Stated goal
Your task is to print exactly the lines from the line that contains "Output the web" through the line that contains "errors3, errors4, errors5];", with pictures left out.

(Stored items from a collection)
--- --- ---
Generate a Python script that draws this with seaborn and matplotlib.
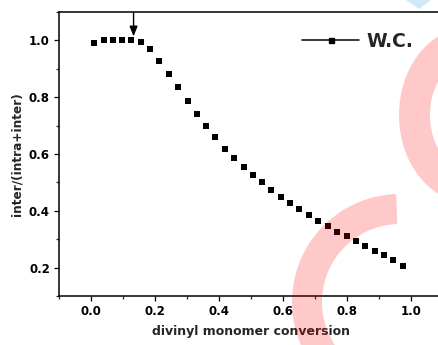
import numpy as np
import pandas as pd
import matplotlib
matplotlib.use("Agg")
import matplotlib.pyplot as plt
from matplotlib.lines import Line2D
from matplotlib.patches import Polygon
import seaborn as sns

# Fraction of intermolecular reactions vs. divinyl monomer conversion
conversion = [0.010, 0.040, 0.069, 0.098, 0.126, 0.156, 0.185, 0.214, 0.244,
              0.273, 0.302, 0.331, 0.360, 0.389, 0.419, 0.448, 0.477, 0.506,
              0.535, 0.564, 0.593, 0.622, 0.651, 0.681, 0.710, 0.740, 0.770,
              0.799, 0.828, 0.857, 0.887, 0.916, 0.945, 0.975]
inter_ratio = [0.990, 1.000, 1.000, 1.000, 1.000, 0.993, 0.968, 0.928, 0.883,
               0.836, 0.787, 0.742, 0.700, 0.659, 0.619, 0.586, 0.554, 0.527,
               0.501, 0.474, 0.450, 0.427, 0.405, 0.384, 0.364, 0.347, 0.326,
               0.311, 0.293, 0.277, 0.259, 0.244, 0.226, 0.207]
series_name = "W.C."
onset_x = 0.133
x_ticks = [0.0, 0.2, 0.4, 0.6, 0.8, 1.0]
y_ticks = [0.2, 0.4, 0.6, 0.8, 1.0]

df = pd.DataFrame({"conversion": conversion, "ratio": inter_ratio})

sns.set_theme(style="ticks")
plt.rcParams["font.family"] = ["DejaVu Sans"]
plt.rcParams["font.weight"] = "bold"

fig = plt.figure(figsize=(4.39, 3.45), dpi=100)
ax = fig.add_axes([59 / 439, 49 / 345, 384 / 439, 284 / 345])

sns.scatterplot(data=df, x="conversion", y="ratio", marker="s", s=20,
                color="black", edgecolor="black", linewidth=0, ax=ax,
                legend=False, zorder=3)

ax.set_xlim(-0.1, 1.1)
ax.set_ylim(0.1, 1.1)
ax.set_xticks(x_ticks)
ax.set_yticks(y_ticks)
ax.set_xticks(np.arange(-0.1, 1.11, 0.1), minor=True)
ax.set_yticks(np.arange(0.1, 1.11, 0.1), minor=True)
ax.set_xticklabels([f"{v:.1f}" for v in x_ticks])
ax.set_yticklabels([f"{v:.1f}" for v in y_ticks])
ax.tick_params(which="major", direction="out", length=3.5, width=0.9,
               labelsize=8.5, pad=3, colors="black")
ax.tick_params(which="minor", direction="out", length=2.2, width=0.9)
ax.tick_params(axis="x", which="both", top=False)
ax.tick_params(axis="y", which="both", right=False)
for lab in ax.get_xticklabels() + ax.get_yticklabels():
    lab.set_fontweight("bold")

for side in ["left", "bottom", "top", "right"]:
    ax.spines[side].set_visible(True)
    ax.spines[side].set_color("black")
    ax.spines[side].set_linewidth(1.1)

ax.set_xlabel("divinyl monomer conversion", fontsize=9, fontweight="bold",
              labelpad=5)
ax.set_ylabel("inter/(intra+inter)", fontsize=8.7, fontweight="bold",
              labelpad=4)

# arrow marking the onset of the drop
ax.annotate("", xy=(onset_x, 1.014), xytext=(onset_x, 1.098),
            arrowprops=dict(arrowstyle="-|>,head_length=0.5,head_width=0.2",
                            color="black", lw=1.0, mutation_scale=12,
                            shrinkA=0, shrinkB=0))

handle = Line2D([0], [0], color="black", lw=1.1, marker="s", markersize=3.6)
leg = ax.legend([handle], [series_name], loc="upper left",
                bbox_to_anchor=(0.59, 0.99), frameon=False,
                handlelength=3.0, handletextpad=0.4,
                prop={"weight": "bold", "size": 13.5})

# faint logo overlay
ov = fig.add_axes([0, 0, 1, 1], zorder=10)
ov.set_xlim(0, 439)
ov.set_ylim(345, 0)
ov.axis("off")
ov.patch.set_alpha(0)


def ring(cx, cy, a_out, b_out, a_in, b_in, t0, t1):
    t = np.radians(np.linspace(t0, t1, 200))
    outer = np.c_[cx + a_out * np.cos(t), cy - b_out * np.sin(t)]
    inner = np.c_[cx + a_in * np.cos(t[::-1]), cy - b_in * np.sin(t[::-1])]
    return np.vstack([outer, inner])


ov.add_patch(Polygon(ring(400, 302, 108, 108, 78, 78, 92, 280),
                     closed=True, facecolor="red", alpha=0.21, lw=0))
ov.add_patch(Polygon(ring(470, 115, 71, 88, 40, 55, 50, 310),
                     closed=True, facecolor="red", alpha=0.21, lw=0))
ov.add_patch(Polygon([[406, 0], [431, 0], [419, 9]], closed=True,
                     facecolor="#cfe9f8", lw=0))

fig.savefig("out.png", dpi=100)
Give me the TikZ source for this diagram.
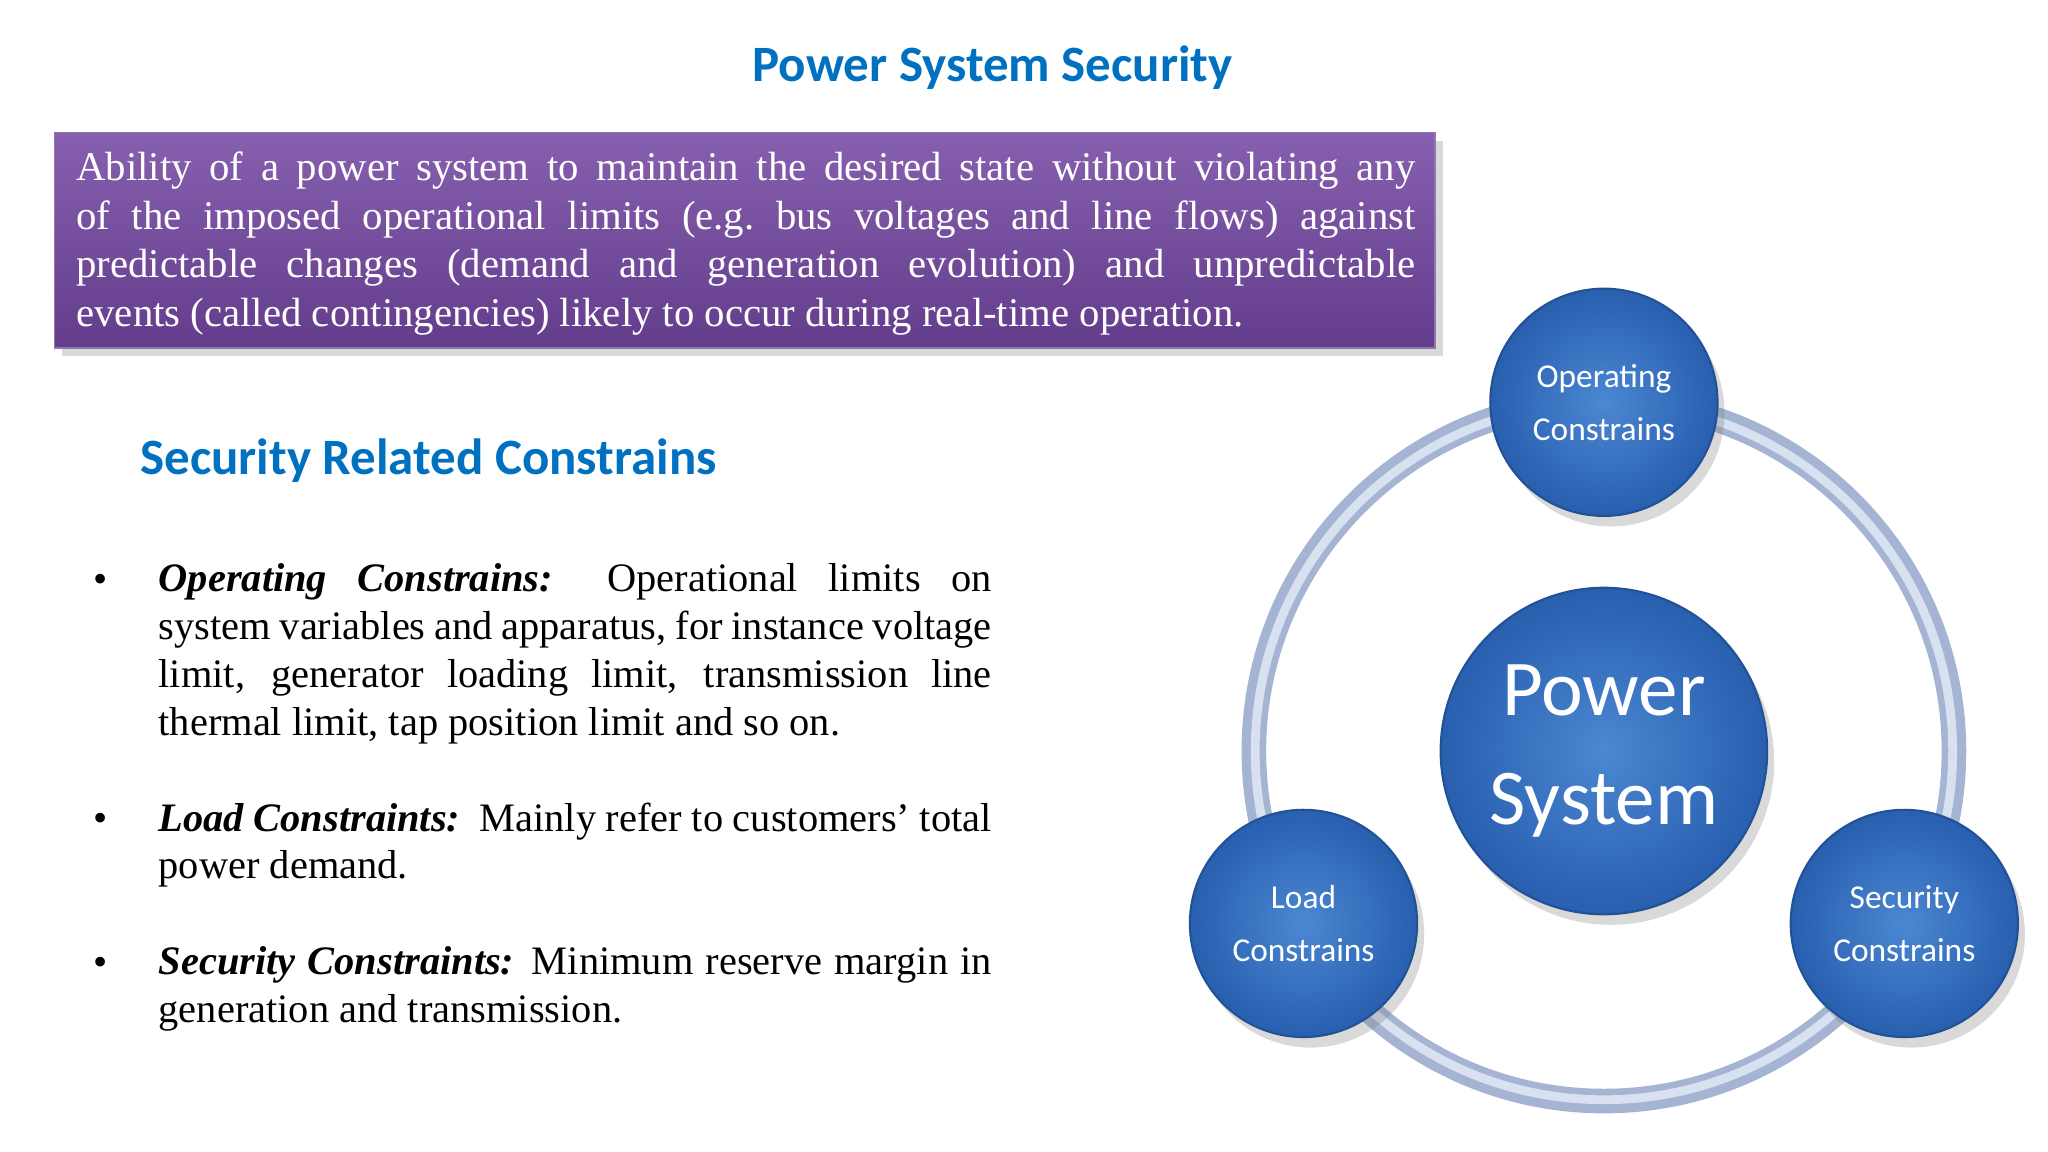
\documentclass[tikz,border=0pt]{standalone}
\usepackage{fontspec}
\setmainfont{Liberation Serif}
\newfontfamily\calfnt{Carlito}
\usetikzlibrary{shadows}
\definecolor{ttl}{RGB}{0,112,192}
\definecolor{ptop}{RGB}{135,95,175}
\definecolor{pbot}{RGB}{100,60,140}
\definecolor{bin}{RGB}{75,135,210}
\definecolor{bout}{RGB}{40,95,175}
\definecolor{ring}{RGB}{165,180,210}
\definecolor{ringin}{RGB}{215,225,240}
\tikzset{
 ball/.style={circle,inner color=bin,outer color=bout,draw=bout!85!black,line width=0.6pt,text=white,align=center,font=\calfnt\fontsize{9.5}{15}\selectfont,drop shadow={opacity=0.3,shadow xshift=2pt,shadow yshift=-3pt}},
 ttlfont/.style={text=ttl,font=\calfnt\bfseries\fontsize{14.5}{17}\selectfont},
 bul/.style={anchor=north west,text width=237pt,align=justify,font=\fontsize{11.5}{13.6}\selectfont,inner sep=0pt},
 dot/.style={font=\fontsize{11.5}{13.6}\selectfont,inner sep=0pt}
}
\hyphenpenalty=10000 \exhyphenpenalty=10000
\begin{document}
\begin{tikzpicture}[x=0.01306cm,y=-0.01306cm]
\useasboundingbox (0,0) rectangle (1568,882);
\node[ttlfont] (title) at (760,52) {Power System Security};
\node[anchor=north west,minimum width=1057*0.01306cm,minimum height=165*0.01306cm,top color=ptop,bottom color=pbot,draw=pbot!70!white,drop shadow={opacity=0.3}] (box) at (41,101) {};
\node[anchor=north west,text width=381pt,align=justify,text=white,font=\fontsize{11.6}{13.8}\selectfont,inner sep=0pt] (boxtxt) at (58,116) {Ability of a power system to maintain the desired state without violating any\linebreak of the imposed operational limits (e.g.\ bus voltages and line flows) against\linebreak predictable changes (demand and generation evolution) and unpredictable\linebreak events (called contingencies) likely to occur during real-time operation.};
\node[ttlfont,anchor=west] (sub) at (98,353) {Security Related Constrains};
\node[bul] (b1) at (121,431) {\textbf{\textit{Operating Constrains:}} Operational limits on\linebreak system variables and apparatus, for instance voltage\linebreak limit, generator loading limit, transmission line\linebreak thermal limit, tap position limit and so on.};
\node[bul] (b2) at (121,614) {\textbf{\textit{Load Constraints:}}\ \ Mainly refer to customers’ total\linebreak power demand.};
\node[bul] (b3) at (121,724) {\textbf{\textit{Security Constraints:}} Minimum reserve margin in\linebreak generation and transmission.};
\node[dot] (d1) at (77,447) {•};
\node[dot] (d2) at (77,630) {•};
\node[dot] (d3) at (77,740) {•};
\coordinate (c) at (1228,575);
\draw[ring,line width=7pt] (c) circle[radius=268*0.01306cm];
\draw[ringin,line width=2.5pt] (c) circle[radius=267*0.01306cm];
\node[ball,minimum size=250*0.01306cm,font=\calfnt\fontsize{22.5}{31}\selectfont] (ps) at (c) {Power\\System};
\node[ball,minimum size=174*0.01306cm] (op) at (1228,308) {Operating\\Constrains};
\node[ball,minimum size=174*0.01306cm] (ld) at (998,707) {Load\\Constrains};
\node[ball,minimum size=174*0.01306cm] (sc) at (1458,707) {Security\\Constrains};
\end{tikzpicture}
\end{document}
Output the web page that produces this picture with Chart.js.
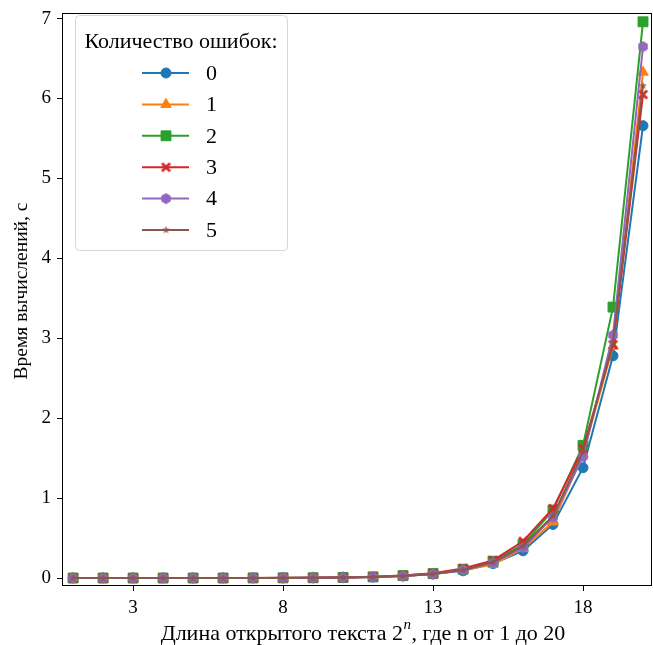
<!DOCTYPE html>
<html>
<head>
<meta charset="utf-8">
<script src="https://cdn.jsdelivr.net/npm/chart.js@4.4.1/dist/chart.umd.min.js"></script>
<style>
  body { margin: 0; background: #fff; }
  #wrap { width: 653px; height: 645px; }
</style>
</head>
<body>
<div id="wrap"><canvas id="chart" width="653" height="645"></canvas></div>
<script>
// n = 1..20, text length 2^n
const nValues = [1,2,3,4,5,6,7,8,9,10,11,12,13,14,15,16,17,18,19,20];
const xTicks = [3, 8, 13, 18];
const yTicks = [0, 1, 2, 3, 4, 5, 6, 7];
const errorLabels = ['0', '1', '2', '3', '4', '5'];

// time in seconds for each number of errors
const errors0 = [0,0,0,0,0,0,0.001,0.001,0.003,0.006,0.012,0.025,0.05,0.09,0.18,0.34,0.67,1.38,2.78,5.66];
const errors1 = [0,0,0,0,0,0,0.001,0.001,0.003,0.006,0.012,0.025,0.05,0.10,0.17,0.37,0.70,1.55,2.90,6.33];
const errors2 = [0,0,0,0,0,0,0.001,0.002,0.003,0.007,0.014,0.03,0.055,0.11,0.21,0.42,0.85,1.66,3.39,6.96];
const errors3 = [0,0,0,0,0,0,0.001,0.002,0.003,0.007,0.015,0.03,0.06,0.12,0.22,0.46,0.87,1.62,2.92,6.05];
const errors4 = [0,0,0,0,0,0,0.001,0.001,0.003,0.006,0.012,0.025,0.05,0.10,0.19,0.38,0.76,1.52,3.04,6.65];
const errors5 = [0,0,0,0,0,0,0.001,0.001,0.003,0.006,0.013,0.025,0.05,0.10,0.20,0.40,0.78,1.58,2.95,6.16];

const colors = ['#1f77b4', '#ff7f0e', '#2ca02c', '#d62728', '#9467bd', '#8c564b'];
const allSeries = [errors0, errors1, errors2, errors3, errors4, errors5];

// custom marker shapes (hexagon, filled X, filled star)
function markerCanvas(color, size, drawShape) {
    const c = document.createElement('canvas');
    c.width = size; c.height = size;
    const g = c.getContext('2d');
    g.fillStyle = color;
    g.beginPath();
    drawShape(g, size / 2);
    g.closePath();
    g.fill();
    return c;
}
function hexagon(g, h) {
    const r = h - 0.5;
    for (let i = 0; i < 6; i++) {
        const a = -Math.PI / 2 + i * Math.PI / 3;
        const px = h + r * Math.cos(a), py = h + r * Math.sin(a);
        if (i === 0) g.moveTo(px, py); else g.lineTo(px, py);
    }
}
function filledX(g, h) {
    const r = h - 0.5, w = r * 0.38;
    const pts = [[0,-w],[r-w,-r],[r,-r+w],[w,0],[r,r-w],[r-w,r],[0,w],[-r+w,r],[-r,r-w],[-w,0],[-r,-r+w],[-r+w,-r]];
    pts.forEach((p, i) => { if (i === 0) g.moveTo(h + p[0], h + p[1]); else g.lineTo(h + p[0], h + p[1]); });
}
function star(g, h) {
    const ro = h - 0.5, ri = ro * 0.42;
    for (let i = 0; i < 10; i++) {
        const a = -Math.PI / 2 + i * Math.PI / 5;
        const r = i % 2 === 0 ? ro : ri;
        const px = h + r * Math.cos(a), py = h + r * Math.sin(a);
        if (i === 0) g.moveTo(px, py); else g.lineTo(px, py);
    }
}

const pointStyles = [
    'circle',
    'triangle',
    'rect',
    markerCanvas(colors[3], 11, filledX),
    markerCanvas(colors[4], 12, hexagon),
    markerCanvas(colors[5], 9, star)
];
const pointRadii = [5, 6, 7, 5, 5, 4];

Chart.defaults.font.family = '"Liberation Serif", "Times New Roman", serif';
Chart.defaults.color = '#000';

const datasets = allSeries.map((values, i) => ({
    label: errorLabels[i],
    data: values.map((v, j) => ({ x: nValues[j], y: v })),
    borderColor: colors[i],
    backgroundColor: colors[i],
    borderWidth: 2,
    pointStyle: pointStyles[i],
    pointRadius: pointRadii[i],
    pointBorderWidth: 1,
    pointHoverRadius: pointRadii[i],
    order: allSeries.length - i,
    tension: 0,
    clip: false
}));

// legend in the upper-left corner, frame on all four sides, axis titles
const decorPlugin = {
    id: 'decor',
    afterDraw(chart) {
        const ctx = chart.ctx;
        const a = chart.chartArea;
        ctx.save();
        ctx.strokeStyle = '#000';
        ctx.lineWidth = 1;
        ctx.strokeRect(a.left + 0.5, a.top + 0.5, a.right - a.left - 1, a.bottom - a.top - 1);

        // legend box
        const bx = 75, by = 15, bw = 212, bh = 235;
        ctx.fillStyle = 'rgba(255,255,255,0.8)';
        ctx.strokeStyle = '#d6d6d6';
        ctx.beginPath();
        ctx.roundRect(bx + 0.5, by + 0.5, bw, bh, 4);
        ctx.fill();
        ctx.stroke();

        ctx.fillStyle = '#000';
        ctx.font = '22px "Liberation Serif"';
        ctx.textAlign = 'center';
        ctx.textBaseline = 'middle';
        ctx.fillText('Количество ошибок:', bx + bw / 2, 42);

        chart.data.datasets.forEach((ds, i) => {
            const y = 73 + i * 31.4;
            ctx.strokeStyle = ds.borderColor;
            ctx.lineWidth = 2;
            ctx.beginPath();
            ctx.moveTo(142, y);
            ctx.lineTo(189, y);
            ctx.stroke();
            ctx.fillStyle = ds.backgroundColor;
            ctx.strokeStyle = ds.borderColor;
            ctx.lineWidth = 1;
            Chart.helpers.drawPoint(ctx, {
                pointStyle: ds.pointStyle, radius: ds.pointRadius, borderWidth: 1, rotation: 0
            }, 166, y);
            ctx.fillStyle = '#000';
            ctx.textAlign = 'left';
            ctx.font = '22px "Liberation Serif"';
            ctx.fillText(ds.label, 206, y + 1);
        });

        // y axis title
        ctx.fillStyle = '#000';
        ctx.font = '19.5px "Liberation Serif"';
        ctx.textAlign = 'center';
        ctx.textBaseline = 'middle';
        ctx.save();
        ctx.translate(22, 291);
        ctx.rotate(-Math.PI / 2);
        ctx.fillText('Время вычислений, с', 0, 0);
        ctx.restore();

        // x axis title with superscript n
        const part1 = 'Длина открытого текста 2';
        const sup = 'n';
        const part2 = ', где n от 1 до 20';
        ctx.font = '22px "Liberation Serif"';
        const w1 = ctx.measureText(part1).width;
        const w3 = ctx.measureText(part2).width;
        ctx.font = 'italic 15px "Liberation Serif"';
        const w2 = ctx.measureText(sup).width + 1;
        let x = 363 - (w1 + w2 + w3) / 2;
        const ty = 634;
        ctx.textAlign = 'left';
        ctx.font = '22px "Liberation Serif"';
        ctx.fillText(part1, x, ty);
        x += w1;
        ctx.font = 'italic 15px "Liberation Serif"';
        ctx.fillText(sup, x + 0.5, ty - 9);
        x += w2;
        ctx.font = '22px "Liberation Serif"';
        ctx.fillText(part2, x, ty);
        ctx.restore();
    }
};

const ctx = document.getElementById('chart').getContext('2d');
const chart = new Chart(ctx, {
    type: 'line',
    data: { datasets: datasets },
    options: {
        responsive: false,
        animation: false,
        layout: { autoPadding: false, padding: { top: 13, right: 1, left: 0, bottom: 0 } },
        plugins: {
            legend: { display: false },
            tooltip: { enabled: false }
        },
        scales: {
            x: {
                type: 'linear',
                min: 0.63,
                max: 20.3,
                afterBuildTicks: scale => { scale.ticks = xTicks.map(v => ({ value: v })); },
                afterFit: scale => {
                    scale.height = 59;
                    scale.paddingLeft = 0; scale.paddingRight = 0;
                },
                grid: { drawOnChartArea: false, drawTicks: true, tickLength: 5, color: '#000' },
                border: { display: false },
                ticks: { font: { size: 19 }, padding: 6, maxRotation: 0 }
            },
            y: {
                type: 'linear',
                min: -0.1,
                max: 7.07,
                afterBuildTicks: scale => { scale.ticks = yTicks.map(v => ({ value: v })); },
                afterFit: scale => {
                    scale.width = 62;
                    scale.paddingTop = 0; scale.paddingBottom = 0;
                },
                grid: { drawOnChartArea: false, drawTicks: true, tickLength: 5, color: '#000' },
                border: { display: false },
                ticks: { font: { size: 19 }, padding: 6 }
            }
        }
    },
    plugins: [decorPlugin]
});
</script>
</body>
</html>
--- --- ---
Task answer
Output the web page that produces this picture with Chart.js.
<!DOCTYPE html>
<html>
<head>
<meta charset="utf-8">
<script src="https://cdn.jsdelivr.net/npm/chart.js@4.4.1/dist/chart.umd.min.js"></script>
<style>
  body { margin: 0; background: #fff; }
  #wrap { width: 653px; height: 645px; }
</style>
</head>
<body>
<div id="wrap"><canvas id="chart" width="653" height="645"></canvas></div>
<script>
// n = 1..20, text length 2^n
const nValues = [1,2,3,4,5,6,7,8,9,10,11,12,13,14,15,16,17,18,19,20];
const xTicks = [3, 8, 13, 18];
const yTicks = [0, 1, 2, 3, 4, 5, 6, 7];
const errorLabels = ['0', '1', '2', '3', '4', '5'];

// time in seconds for each number of errors
const errors0 = [0,0,0,0,0,0,0.001,0.001,0.003,0.006,0.012,0.025,0.05,0.09,0.18,0.34,0.67,1.38,2.78,5.66];
const errors1 = [0,0,0,0,0,0,0.001,0.001,0.003,0.006,0.012,0.025,0.05,0.10,0.17,0.37,0.70,1.55,2.90,6.33];
const errors2 = [0,0,0,0,0,0,0.001,0.002,0.003,0.007,0.014,0.03,0.055,0.11,0.21,0.42,0.85,1.66,3.39,6.96];
const errors3 = [0,0,0,0,0,0,0.001,0.002,0.003,0.007,0.015,0.03,0.06,0.12,0.22,0.46,0.87,1.62,2.92,6.05];
const errors4 = [0,0,0,0,0,0,0.001,0.001,0.003,0.006,0.012,0.025,0.05,0.10,0.19,0.38,0.76,1.52,3.04,6.65];
const errors5 = [0,0,0,0,0,0,0.001,0.001,0.003,0.006,0.013,0.025,0.05,0.10,0.20,0.40,0.78,1.58,2.95,6.16];

const colors = ['#1f77b4', '#ff7f0e', '#2ca02c', '#d62728', '#9467bd', '#8c564b'];
const allSeries = [errors0, errors1, errors2, errors3, errors4, errors5];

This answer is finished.